O ex-presidente da Assembleia da República apela à autocrítica dos órgãos de comunicação social, mas também critica fortemente as plataformas agregadoras de conteúdo, descrevendo-as como "concorrência desleal". "Chamo-lhes mesmo roubo ou extorsão. Vendem um produto para cuja produção contribuíram em zero", sublinha.
Para Miguel Poiares Maduro, as plataformas deveriam ser "obrigadas" a contribuir financeiramente, com parte da sua receita, para apoiar os jornais. Até porque, a forma como o próprio jornalismo tem reagido a isto, nota, é numa "lógica de entretenimento barato". "O que dá mais pancadaria tem mais audiência. Um dos grandes desafios é resistir a essa tendência", sugere.
"Estamos aqui para defender o jornalismo", clarifica Augusto Santos Silva, pedindo apenas "atenção". "Se permitirmos que [o jornalismo] recue, estamos a colocar em perigo os próprios orgãos de comunicação social", alerta. Dá exemplo do "palco" dado "aos negacionistas". "O que é do espaço da opinião, é do espaço da opinião, mas não pode ser confundido com dar todo o palco e, até, excessivamente palco ou posições que, ou desmentem as regras mínimas de conhecimento ou negam as regras mínimas das artes profissionais relevantes ou as regras mínimas da democracia", sublinha.

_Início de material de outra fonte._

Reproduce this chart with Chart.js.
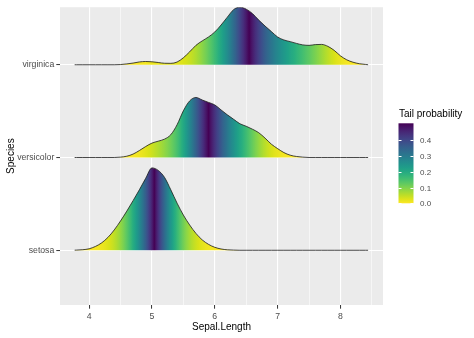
<!DOCTYPE html>
<html>
<head>
<meta charset="utf-8">
<script src="https://cdn.jsdelivr.net/npm/chart.js@4"></script>
<style>
  html, body { margin: 0; padding: 0; background: #fff; }
  #ridges { display: block; }
</style>
</head>
<body>
<canvas id="ridges" width="474" height="338"></canvas>
<script>
const species = ["setosa", "versicolor", "virginica"];

// density grid along Sepal.Length
const sepalLength = [3.77, 3.8, 3.9, 4.0, 4.1, 4.2, 4.3, 4.4, 4.5, 4.6, 4.7, 4.8, 4.9,
  5.0, 5.1, 5.2, 5.3, 5.4, 5.5, 5.6, 5.7, 5.8, 5.9, 6.0, 6.1, 6.2, 6.3, 6.4, 6.5,
  6.6, 6.7, 6.8, 6.9, 7.0, 7.1, 7.2, 7.3, 7.4, 7.5, 7.6, 7.7, 7.8, 7.9, 8.0, 8.1,
  8.2, 8.3, 8.4, 8.44];

// scaled ridge heights (in rows) at each grid point
const setosaHeight = [0.001, 0.002, 0.006, 0.016, 0.041, 0.080, 0.139, 0.219, 0.316,
  0.422, 0.535, 0.652, 0.775, 0.888, 0.861, 0.786, 0.652, 0.508, 0.380, 0.273, 0.182,
  0.112, 0.064, 0.032, 0.014, 0.005, 0.002, 0, 0, 0, 0, 0, 0, 0, 0, 0, 0, 0, 0, 0, 0,
  0, 0, 0, 0, 0, 0, 0, 0];
const versicolorHeight = [0, 0, 0, 0, 0, 0, 0, 0, 0.004, 0.014, 0.037, 0.075, 0.118,
  0.155, 0.176, 0.198, 0.246, 0.353, 0.503, 0.610, 0.647, 0.620, 0.594, 0.567, 0.513,
  0.460, 0.412, 0.364, 0.337, 0.305, 0.267, 0.209, 0.144, 0.096, 0.053, 0.025, 0.011,
  0.004, 0, 0, 0, 0, 0, 0, 0, 0, 0, 0, 0];
const virginicaHeight = [0, 0, 0, 0, 0, 0, 0, 0, 0.002, 0.009, 0.018, 0.030, 0.035,
  0.032, 0.024, 0.016, 0.015, 0.029, 0.075, 0.139, 0.209, 0.257, 0.299, 0.353, 0.428,
  0.513, 0.594, 0.620, 0.599, 0.551, 0.481, 0.417, 0.358, 0.299, 0.267, 0.249, 0.230,
  0.214, 0.209, 0.217, 0.219, 0.198, 0.155, 0.096, 0.053, 0.027, 0.011, 0.003, 0];

const xTicks = [4, 5, 6, 7, 8];
const xMinor = [4.5, 5.5, 6.5, 7.5, 8.5];
const tailTicks = [0.0, 0.1, 0.2, 0.3, 0.4];
const tailMax = 0.5;

const viridisStops = ["#440154", "#48186a", "#472d7b", "#424086", "#3b528b", "#33638d",
  "#2c728e", "#26828e", "#21918c", "#1fa088", "#28ae80", "#3fbc73", "#5ec962",
  "#84d44b", "#addc30", "#d8e219", "#fde725"];

function hexRgb(h) {
  return [parseInt(h.slice(1, 3), 16), parseInt(h.slice(3, 5), 16), parseInt(h.slice(5, 7), 16)];
}
const viridisRgb = viridisStops.map(hexRgb);

function viridis(u) {
  u = Math.max(0, Math.min(1, u));
  const f = u * (viridisRgb.length - 1);
  const i = Math.min(Math.floor(f), viridisRgb.length - 2);
  const t = f - i;
  const a = viridisRgb[i], b = viridisRgb[i + 1];
  const c = a.map((v, k) => Math.round(v + (b[k] - v) * t));
  return "rgb(" + c.join(",") + ")";
}

// tail probability colour: 0 -> yellow, 0.5 -> dark purple
function tailColor(p) {
  return viridis(1 - p / tailMax);
}

// cumulative area under each ridge, split finely so the median band stays narrow
function tailProfile(xs, hs) {
  const pts = [{ x: xs[0], F: 0 }];
  let area = 0;
  const sub = 10;
  for (let i = 1; i < xs.length; i++) {
    for (let k = 1; k <= sub; k++) {
      const xa = xs[i - 1] + (xs[i] - xs[i - 1]) * (k - 1) / sub;
      const xb = xs[i - 1] + (xs[i] - xs[i - 1]) * k / sub;
      const ha = hs[i - 1] + (hs[i] - hs[i - 1]) * (k - 1) / sub;
      const hb = hs[i - 1] + (hs[i] - hs[i - 1]) * k / sub;
      area += (ha + hb) / 2 * (xb - xa);
      pts.push({ x: xb, F: area });
    }
  }
  return pts.map(p => ({ x: p.x, tail: Math.min(p.F / area, 1 - p.F / area) }));
}

function ridgeFill(context) {
  const chart = context.chart;
  if (!chart.chartArea) return null;
  const ds = chart.data.datasets[context.datasetIndex];
  const xs = chart.scales.x;
  const p0 = xs.getPixelForValue(sepalLength[0]);
  const p1 = xs.getPixelForValue(sepalLength[sepalLength.length - 1]);
  const g = chart.ctx.createLinearGradient(p0, 0, p1, 0);
  ds.tailProfile.forEach(p => {
    const off = Math.max(0, Math.min(1, (xs.getPixelForValue(p.x) - p0) / (p1 - p0)));
    g.addColorStop(off, tailColor(p.tail));
  });
  return g;
}

const heights = [setosaHeight, versicolorHeight, virginicaHeight];

const datasets = species.map((name, i) => {
  const base = i + 1;
  return {
    label: name,
    data: sepalLength.map((x, j) => ({ x: x, y: base + heights[i][j] })),
    tailProfile: tailProfile(sepalLength, heights[i]),
    fill: { value: base },
    backgroundColor: ridgeFill,
    borderColor: "#1a1a1a",
    borderWidth: 0.8,
    pointRadius: 0,
    cubicInterpolationMode: "monotone"
  };
});

const fontFamily = "'Liberation Sans', Arial, sans-serif";

// grey panel behind the grid
const panelBackground = {
  id: "panelBackground",
  beforeDraw(chart) {
    const { ctx, chartArea: a } = chart;
    ctx.save();
    ctx.fillStyle = "#EBEBEB";
    ctx.fillRect(a.left, a.top, a.right - a.left, a.bottom - a.top);
    ctx.restore();
  }
};

// continuous colour bar for tail probability
const tailLegend = {
  id: "tailLegend",
  afterDraw(chart) {
    const ctx = chart.ctx;
    const left = 398.5, width = 15;
    const yZero = 203.3, perUnit = 158;
    const top = yZero - tailMax * perUnit - 1;
    ctx.save();
    ctx.fillStyle = "#000";
    ctx.font = "10px " + fontFamily;
    ctx.textAlign = "left";
    ctx.textBaseline = "middle";
    ctx.fillText("Tail probability", 399, 114);

    const g = ctx.createLinearGradient(0, yZero, 0, top);
    for (let s = 0; s <= 20; s++) {
      g.addColorStop(s / 20, tailColor(tailMax * s / 20));
    }
    ctx.fillStyle = g;
    ctx.fillRect(left, top, width, yZero - top);

    ctx.strokeStyle = "#fff";
    ctx.lineWidth = 1;
    ctx.fillStyle = "#4D4D4D";
    ctx.font = "8px " + fontFamily;
    tailTicks.forEach(v => {
      const y = Math.round(yZero - v * perUnit) + 0.5;
      ctx.beginPath();
      ctx.moveTo(left, y); ctx.lineTo(left + 3, y);
      ctx.moveTo(left + width - 3, y); ctx.lineTo(left + width, y);
      ctx.stroke();
      ctx.fillText(v.toFixed(1), 420, y);
    });
    ctx.restore();
  }
};

new Chart(document.getElementById("ridges"), {
  type: "line",
  data: { datasets: datasets },
  plugins: [panelBackground, tailLegend],
  options: {
    responsive: false,
    animation: false,
    events: [],
    layout: { padding: { top: 5, right: 91, left: 0, bottom: 0 } },
    plugins: { legend: { display: false }, tooltip: { enabled: false } },
    scales: {
      x: {
        type: "linear",
        min: 3.537,
        max: 8.677,
        afterBuildTicks: s => {
          s.ticks = xTicks.concat(xMinor).sort((a, b) => a - b).map(v => ({ value: v }));
        },
        afterFit: s => { s.height = 33; },
        border: { display: false },
        grid: {
          color: "#fff",
          lineWidth: c => Number.isInteger(c.tick.value) ? 1.1 : 0.55,
          tickColor: c => Number.isInteger(c.tick.value) ? "#333" : "rgba(0,0,0,0)",
          tickLength: 3.7,
          tickWidth: 1
        },
        ticks: {
          autoSkip: false,
          maxRotation: 0,
          padding: 2.6,
          color: "#4D4D4D",
          font: { size: 8.7, family: fontFamily },
          callback: v => Number.isInteger(v) ? String(v) : ""
        },
        title: {
          display: true,
          text: "Sepal.Length",
          color: "#000",
          font: { size: 10, family: fontFamily },
          padding: { top: 0, bottom: 4.5 }
        }
      },
      y: {
        type: "linear",
        min: 0.41,
        max: 3.62,
        afterBuildTicks: s => { s.ticks = [1, 2, 3].map(v => ({ value: v })); },
        afterFit: s => { s.width = 60; },
        border: { display: false },
        grid: {
          color: "#fff",
          lineWidth: 1.1,
          tickColor: "#333",
          tickLength: 3.7,
          tickWidth: 1
        },
        ticks: {
          padding: 2,
          color: "#4D4D4D",
          font: { size: 8.7, family: fontFamily },
          callback: v => species[Math.round(v) - 1]
        },
        title: {
          display: true,
          text: "Species",
          color: "#000",
          font: { size: 10, family: fontFamily },
          padding: { top: 5, bottom: 0 }
        }
      }
    }
  }
});
</script>
</body>
</html>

"O JN é rentável" graças à ligação criada com o público
Quanto aos futuros e eventuais modelos de financiamento, Poiares Maduro olha para um modelo público como "possível parte da resposta", mas será sempre necessário "proteger regras de autonomia editorial". Entre os apoios públicos, sugere, poderá estar um eventual financiamento do consumo aos cidadãos (de assinaturas ou artigos, por exemplo). Haverá uma "forma mais fácil": "Permitir que o IRS seja utilizado para financiar projetos de jornalismo".
Santos Silva alerta, contudo, que "o que se puder fazer em termos de apoio público indireto, designadamente no sentido de incentivar a procura transparente e horizontal, será sempre relativamente pouco face ao modelo económico" necessário para sustentar os órgãos de comunicação social. Por isso, sugere uma análise dos modelos de "empresas rentáveis" como o JN para replicá-los. "O JN aliás, se o isolarmos, é rentável e isso tem muito a ver com o tipo de ligação foi criando com a região, com a população", sublinha o ex-presidente da Assembleia da República. Sugere, por isso estudar e melhorar "o modelo económico de autossustentação".
Ao mesmo tempo, salienta o papel do investimento de grandes grupo económicos no sentido de não só verem a comunicação social como uma oportunidade, mas também como "uma responsabilidade social".
Por último, Miguel Poiares Maduro salienta o crescimento do populismo como um dos riscos para o jornalismo, já que esses grupos, considera, "têm tendência a interferir" no setor. "Isso é resultado de o populismo ver-se como o único representante da entidade popular", observa.